Question

Solve:$$ \frac{4}{7}÷\frac{9}{14}$$

Answer

**step1** Understanding the Problem

The problem asks us to divide the fraction $$\frac{4}{7}$$ by the fraction $$\frac{9}{14}$$.

**step2** Recalling the Rule for Dividing Fractions

To divide a fraction by another fraction, we multiply the first fraction by the reciprocal of the second fraction. The reciprocal of a fraction is obtained by flipping the numerator and the denominator.

**step3** Finding the Reciprocal of the Divisor

The divisor is $$\frac{9}{14}$$.
The numerator is 9.
The denominator is 14.
The reciprocal of $$\frac{9}{14}$$ is $$\frac{14}{9}$$.

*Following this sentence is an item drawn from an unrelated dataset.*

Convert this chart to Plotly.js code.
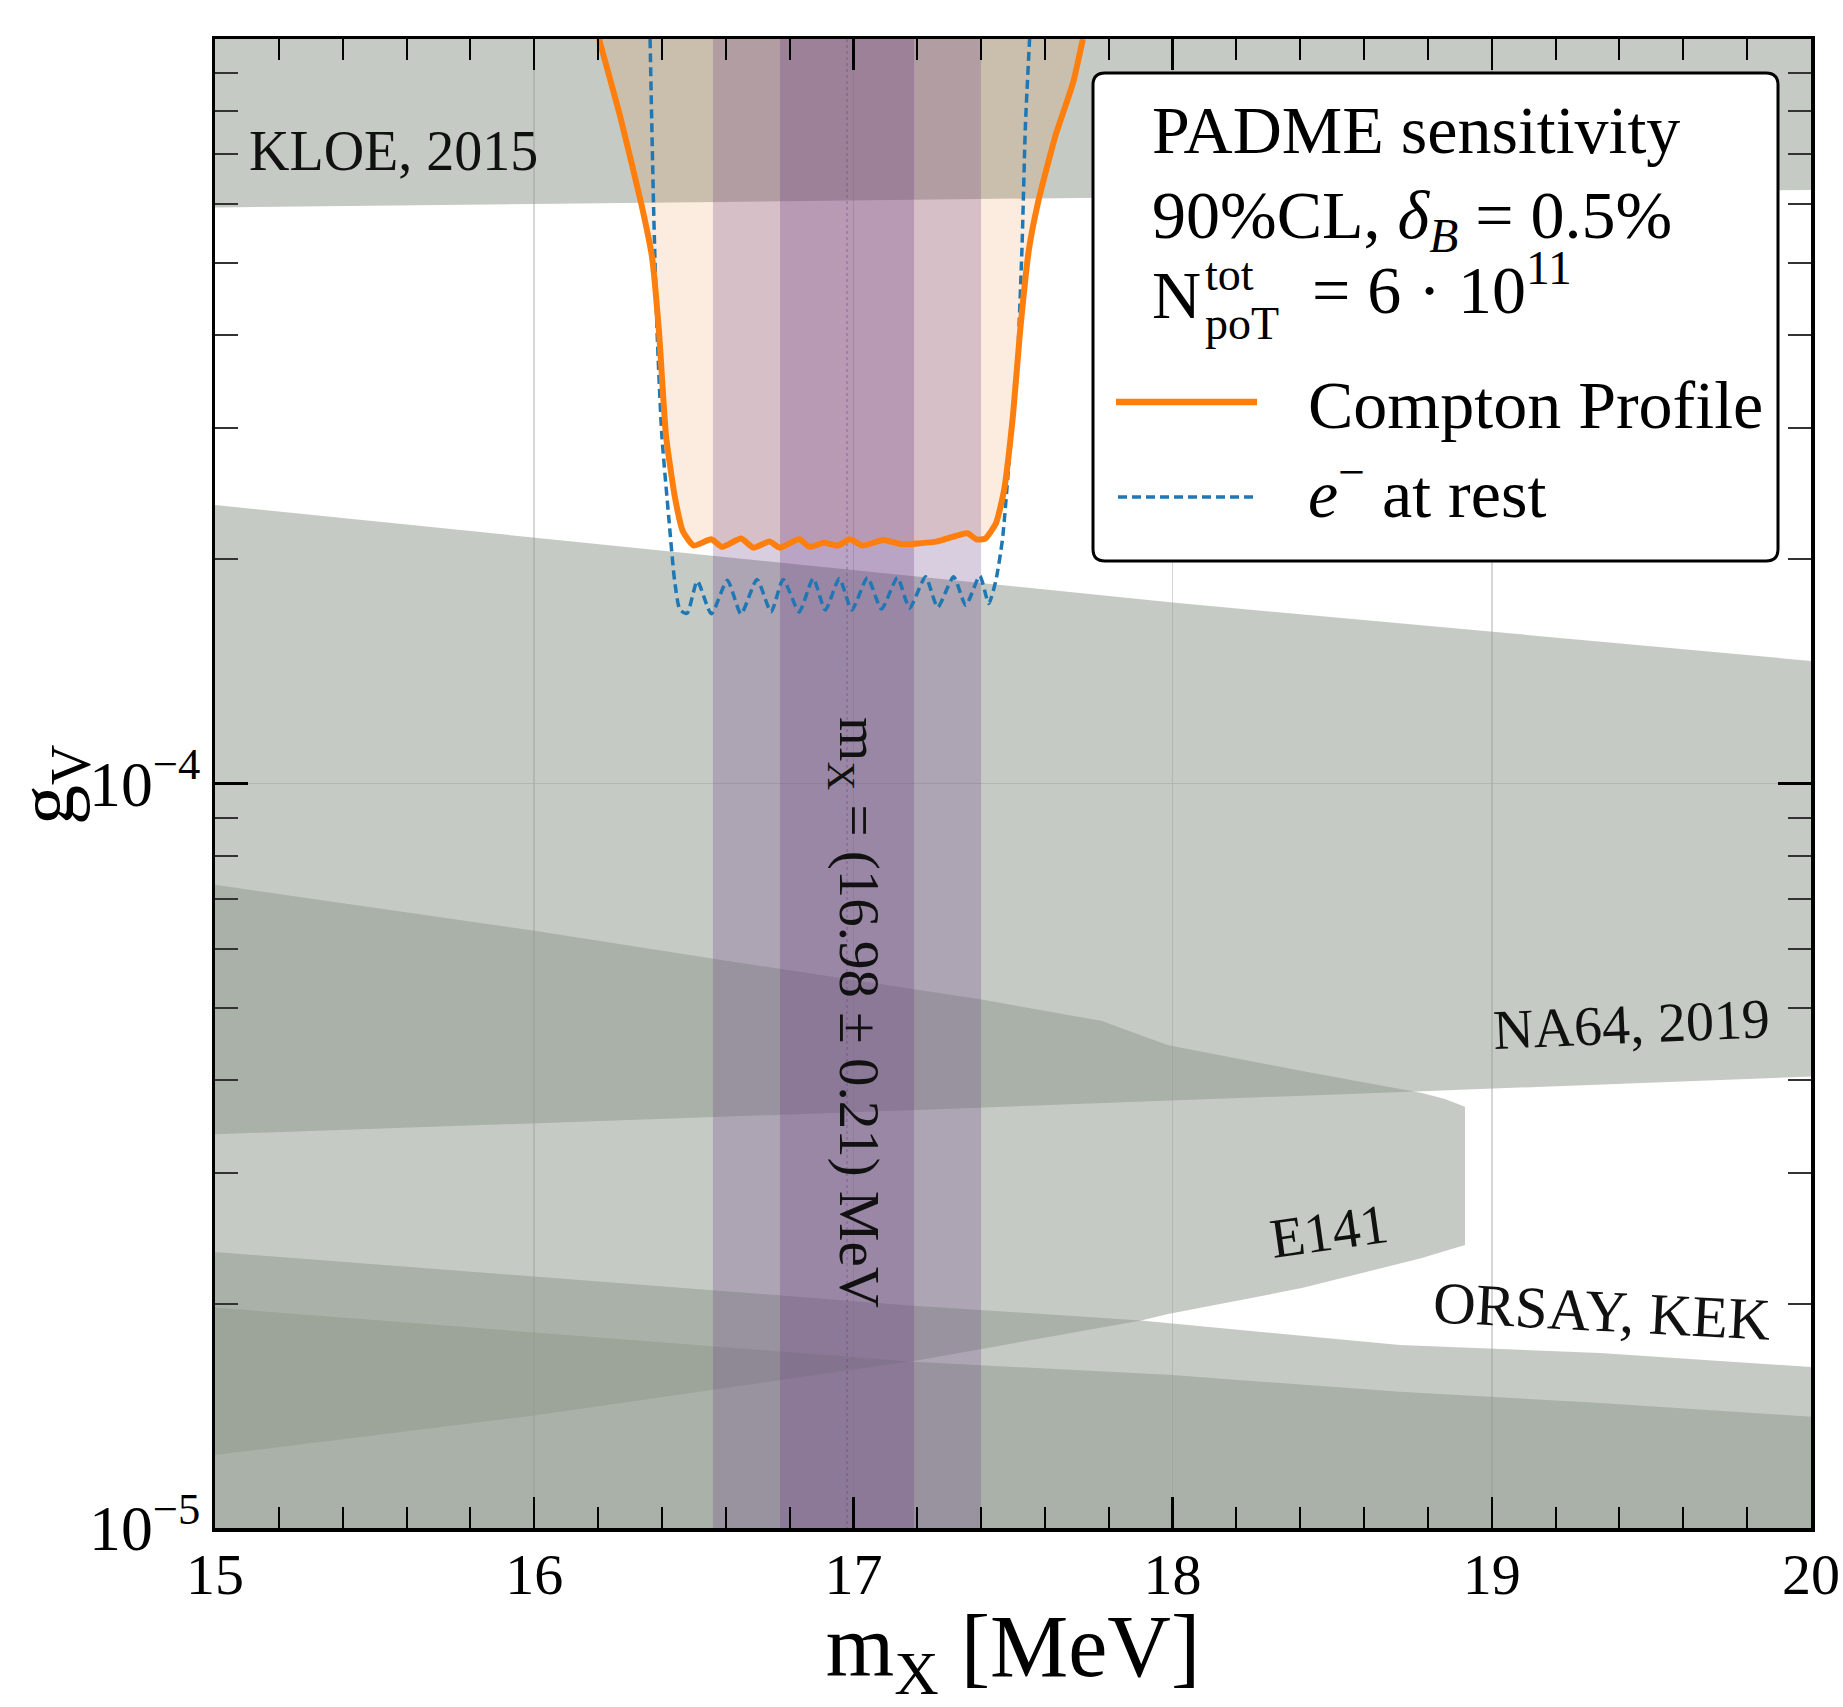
<!DOCTYPE html>
<html><head><meta charset="utf-8">
<script src="https://cdn.plot.ly/plotly-3.0.1.min.js"></script>
<style>html,body{margin:0;padding:0;background:#fff}</style>
</head><body><div id="chart" style="width:1843px;height:1707px"></div>
<script>
// ---------------- data (m_X in MeV, g_V) ----------------
const comptonX = [16.203, 16.269, 16.335, 16.369, 16.391, 16.413, 16.441, 16.466, 16.500, 16.555, 16.588, 16.648, 16.687, 16.737, 16.769, 16.830, 16.863, 16.907, 16.951, 16.989, 17.028, 17.094, 17.149, 17.259, 17.357, 17.385, 17.413, 17.447, 17.472, 17.500, 17.522, 17.550, 17.578, 17.632, 17.688, 17.719];
const comptonG = [1.0e-3, 7.88e-4, 6.02e-4, 5.10e-4, 4.04e-4, 2.93e-4, 2.42e-4, 2.18e-4, 2.087e-4, 2.128e-4, 2.079e-4, 2.133e-4, 2.074e-4, 2.113e-4, 2.074e-4, 2.128e-4, 2.079e-4, 2.105e-4, 2.087e-4, 2.128e-4, 2.087e-4, 2.123e-4, 2.096e-4, 2.113e-4, 2.168e-4, 2.128e-4, 2.133e-4, 2.238e-4, 2.478e-4, 3.126e-4, 4.04e-4, 5.22e-4, 6.02e-4, 7.39e-4, 8.73e-4, 1.0e-3];

const restX = [16.363, 16.374, 16.385, 16.400, 16.422, 16.440, 16.457, 16.479, 16.511, 16.555, 16.605, 16.648, 16.698, 16.742, 16.780, 16.830, 16.874, 16.912, 16.956, 16.995, 17.044, 17.088, 17.138, 17.176, 17.226, 17.264, 17.314, 17.352, 17.396, 17.424, 17.446, 17.467, 17.489, 17.512, 17.528, 17.539, 17.552];
const restG = [1.0e-3, 5.95e-4, 4.04e-4, 2.93e-4, 2.266e-4, 1.871e-4, 1.71e-4, 1.693e-4, 1.87e-4, 1.69e-4, 1.875e-4, 1.69e-4, 1.88e-4, 1.70e-4, 1.88e-4, 1.70e-4, 1.885e-4, 1.71e-4, 1.885e-4, 1.71e-4, 1.89e-4, 1.715e-4, 1.89e-4, 1.72e-4, 1.895e-4, 1.725e-4, 1.895e-4, 1.735e-4, 1.90e-4, 1.745e-4, 1.871e-4, 2.128e-4, 2.75e-4, 3.555e-4, 5.22e-4, 7.68e-4, 1.0e-3];

const kloeX = [15, 17.5, 20];
const kloeLow = [5.94e-4, 6.10e-4, 6.27e-4];

const na64UpX = [15, 18, 20];
const na64Up = [2.366e-4, 1.75e-4, 1.461e-4];
const na64LowX = [15, 17.18, 18.78, 20];
const na64Low = [3.38e-5, 3.64e-5, 3.86e-5, 4.04e-5];

const e141UpX = [15.0, 15.99, 16.557, 17.177, 17.397, 17.776, 17.873, 17.986, 18.405, 18.781, 18.853, 18.916];
const e141Up = [7.31e-5, 6.35e-5, 5.82e-5, 5.30e-5, 5.13e-5, 4.80e-5, 4.64e-5, 4.45e-5, 4.11e-5, 3.84e-5, 3.77e-5, 3.68e-5];
const e141LowX = [18.916, 18.781, 18.405, 17.986, 17.901, 17.209, 15.99, 15.0];
const e141Low = [2.40e-5, 2.305e-5, 2.10e-5, 1.938e-5, 1.90e-5, 1.681e-5, 1.414e-5, 1.253e-5];

const orsayX = [15, 17.177, 17.901, 18.712, 19.339, 20];
const orsayUp = [2.348e-5, 1.99e-5, 1.90e-5, 1.761e-5, 1.718e-5, 1.645e-5];
const kekX = [15, 17.177, 17.986, 18.712, 19.339, 20];
const kekUp = [1.977e-5, 1.673e-5, 1.606e-5, 1.524e-5, 1.472e-5, 1.411e-5];

const x17Mass = 16.98;
const x17Sigma = 0.21;

const xRange = [15, 20];
const gRange = [1e-5, 1e-3];
const gCeil = 2e-3, gFloor = 5e-6;   // bounds of the regions beyond the frame
const xTicks = [15, 16, 17, 18, 19, 20];

// ---------------- styling ----------------
const FONT = 'Liberation Serif, Times New Roman, serif';
const grayFill = 'rgba(146,154,143,0.53)';
const bandOuter = 'rgba(103,55,131,0.25)';
const bandInner = 'rgba(103,55,131,0.27)';
const orange = '#ff7f0e';
const blue = '#1f77b4';

function fillTrace(name, x, y, color) {
  return {type: 'scatter', mode: 'lines', name: name, x: x, y: y, fill: 'toself',
    fillcolor: color, line: {width: 0, color: color}, hoverinfo: 'skip', showlegend: false};
}
const rev = a => a.slice().reverse();

const traces = [
  fillTrace('KLOE, 2015', kloeX.concat([kloeX[kloeX.length-1], kloeX[0]]), kloeLow.concat([gCeil, gCeil]), grayFill),
  fillTrace('NA64, 2019', na64UpX.concat(rev(na64LowX)), na64Up.concat(rev(na64Low)), grayFill),
  fillTrace('E141', e141UpX.concat(e141LowX), e141Up.concat(e141Low), grayFill),
  fillTrace('ORSAY', orsayX.concat([orsayX[orsayX.length-1], orsayX[0]]), orsayUp.concat([gFloor, gFloor]), grayFill),
  fillTrace('KEK', kekX.concat([kekX[kekX.length-1], kekX[0]]), kekUp.concat([gFloor, gFloor]), grayFill),
  fillTrace('Compton fill', comptonX, comptonG, 'rgba(235,130,40,0.15)'),
  fillTrace('X17 2 sigma', [x17Mass-2*x17Sigma, x17Mass+2*x17Sigma, x17Mass+2*x17Sigma, x17Mass-2*x17Sigma], [gFloor, gFloor, gCeil, gCeil], bandOuter),
  fillTrace('X17 1 sigma', [x17Mass-x17Sigma, x17Mass+x17Sigma, x17Mass+x17Sigma, x17Mass-x17Sigma], [gFloor, gFloor, gCeil, gCeil], bandInner),
  {type: 'scatter', mode: 'lines', x: [x17Mass, x17Mass], y: [gFloor, gCeil], hoverinfo: 'skip', showlegend: false,
    line: {color: 'rgba(103,55,131,0.35)', width: 1.5, dash: 'dot'}},
  {type: 'scatter', mode: 'lines', name: 'e⁻ at rest', x: restX, y: restG, hoverinfo: 'skip', showlegend: false,
    line: {color: blue, width: 3.5, dash: '9px,5px', shape: 'spline', smoothing: 0.6}},
  {type: 'scatter', mode: 'lines', name: 'Compton Profile', x: comptonX, y: comptonG, hoverinfo: 'skip', showlegend: false,
    line: {color: orange, width: 6, shape: 'spline', smoothing: 0.5}}
];

// plot area in px: left 215, right 1811, top 39, bottom 1528
const L = 215, R = 1811, T = 39, B = 1528;
const px = v => (v - L) / (R - L);
const py = v => (B - v) / (B - T);

// legend frame (rounded)
const lx0 = px(1093), lx1 = px(1778), ly1 = py(73), ly0 = py(561);
const rx = 12 / (R - L), ry = 12 / (B - T);
const legendPath = `M${lx0+rx},${ly1} L${lx1-rx},${ly1} Q${lx1},${ly1} ${lx1},${ly1-ry} L${lx1},${ly0+ry} Q${lx1},${ly0} ${lx1-rx},${ly0} L${lx0+rx},${ly0} Q${lx0},${ly0} ${lx0},${ly0+ry} L${lx0},${ly1-ry} Q${lx0},${ly1} ${lx0+rx},${ly1} Z`;

const shapes = [
  {type: 'path', xref: 'paper', yref: 'paper', path: legendPath, fillcolor: 'white', line: {color: 'black', width: 3}, layer: 'above'},
  {type: 'line', xref: 'paper', yref: 'paper', x0: px(1116), x1: px(1257), y0: py(402), y1: py(402), line: {color: orange, width: 6.5}, layer: 'above'},
  {type: 'line', xref: 'paper', yref: 'paper', x0: px(1118), x1: px(1255), y0: py(497), y1: py(497), line: {color: blue, width: 3.5, dash: '9px,5px'}, layer: 'above'}
];

const LF = 68;
function legText(text, x, y, size) {
  return {xref: 'paper', yref: 'paper', x: x, y: y, xanchor: 'left', yanchor: 'middle', showarrow: false,
    text: text, font: {family: FONT, size: size || LF, color: 'black'}};
}
function dataText(text, x, y, angle, size) {
  return {xref: 'x', yref: 'y', x: x, y: y, xanchor: 'center', yanchor: 'middle', showarrow: false,
    text: text, textangle: angle, font: {family: FONT, size: size || 56, color: '#111'}};
}

const annotations = [
  {xref: 'x', yref: 'y', x: 15.10, y: -3.1504, xanchor: 'left', yanchor: 'middle', showarrow: false,
    text: 'KLOE, 2015', font: {family: FONT, size: 56, color: '#111'}},
  dataText('NA64, 2019', 19.439, -4.323, -2.5),
  dataText('ORSAY, KEK', 19.345, -4.7085, 3, 59),
  dataText('E141', 18.490, -4.601, -8),
  dataText('m<sub>X</sub> = (16.98 ± 0.21) MeV', 17.005, -4.307, 90, 57),
  // y-axis title
  {xref: 'paper', yref: 'paper', x: px(52), y: py(785), xanchor: 'center', yanchor: 'middle', showarrow: false,
    text: 'g<sub>V</sub>', textangle: -90, font: {family: FONT, size: 80, color: 'black'}},
  // legend contents
  legText('PADME sensitivity', px(1150), py(130)),
  legText('90%CL, <i>δ</i><sub><i>B</i></sub> = 0.5%', px(1150), py(219)),
  legText('N', px(1150), py(295)),
  legText('tot', px(1203), py(274), 46),
  legText('poT', px(1203), py(324), 46),
  legText('= 6 · 10<sup>11</sup>', px(1310), py(284.5)),
  legText('Compton Profile', px(1306), py(405)),
  legText('<i>e</i><sup>−</sup> at rest', px(1306), py(489.5))
];

const layout = {
  width: 1843, height: 1707,
  margin: {l: L, r: 1843 - R, t: T, b: 1707 - B, pad: 0},
  paper_bgcolor: 'white', plot_bgcolor: 'white',
  font: {family: FONT, color: 'black'},
  showlegend: false,
  xaxis: {
    range: xRange, tickvals: xTicks, ticktext: xTicks.map(String),
    ticks: 'inside', ticklen: 31, tickwidth: 2.5, tickcolor: 'black',
    showline: true, linewidth: 3.5, linecolor: 'black', mirror: 'allticks',
    showgrid: true, gridcolor: 'rgba(200,200,200,0.75)', gridwidth: 1.5, zeroline: false,
    minor: {ticks: 'inside', ticklen: 21, tickwidth: 2, tickcolor: 'black', dtick: 0.2, showgrid: false},
    tickfont: {family: FONT, size: 58, color: 'black'},
    ticklabelstandoff: -7,
    title: {text: 'm<sub>X</sub> [MeV]', font: {family: FONT, size: 88, color: 'black'}, standoff: 17}
  },
  yaxis: {
    type: 'log', range: [Math.log10(gRange[0]), Math.log10(gRange[1])], dtick: 1, exponentformat: 'power',
    ticks: 'inside', ticklen: 33, tickwidth: 2.5, tickcolor: 'black',
    showline: true, linewidth: 3.5, linecolor: 'black', mirror: 'allticks',
    showgrid: true, gridcolor: 'rgba(200,200,200,0.75)', gridwidth: 1.5, zeroline: false,
    minor: {ticks: 'inside', ticklen: 23, tickwidth: 2, tickcolor: '#333', dtick: 'D1', showgrid: false},
    tickfont: {family: FONT, size: 51, color: 'black'},
    ticklabelstandoff: 1
  },
  shapes: shapes,
  annotations: annotations
};

Plotly.newPlot('chart', traces, layout, {displayModeBar: false, staticPlot: true});
</script>
</body></html>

**step4** Rewriting the Division as Multiplication

Now, we can rewrite the division problem as a multiplication problem:
$$\frac{4}{7} \div \frac{9}{14} = \frac{4}{7} \times \frac{14}{9}$$

**step5** Multiplying the Fractions

To multiply fractions, we multiply the numerators together and multiply the denominators together.
Before multiplying, we can simplify by looking for common factors between the numerators and the denominators.
We have 7 in the denominator of the first fraction and 14 in the numerator of the second fraction. Both 7 and 14 are divisible by 7.
Divide 7 by 7, which gives 1.
Divide 14 by 7, which gives 2.
So, the expression becomes:
$$\frac{4}{1} \times \frac{2}{9}$$
Now, multiply the numerators: $$4 \times 2 = 8$$
Multiply the denominators: $$1 \times 9 = 9$$

**step6** Stating the Final Answer

The product is $$\frac{8}{9}$$.
The fraction $$\frac{8}{9}$$ cannot be simplified further because 8 and 9 do not share any common factors other than 1.
Therefore, $$\frac{4}{7} \div \frac{9}{14} = \frac{8}{9}$$.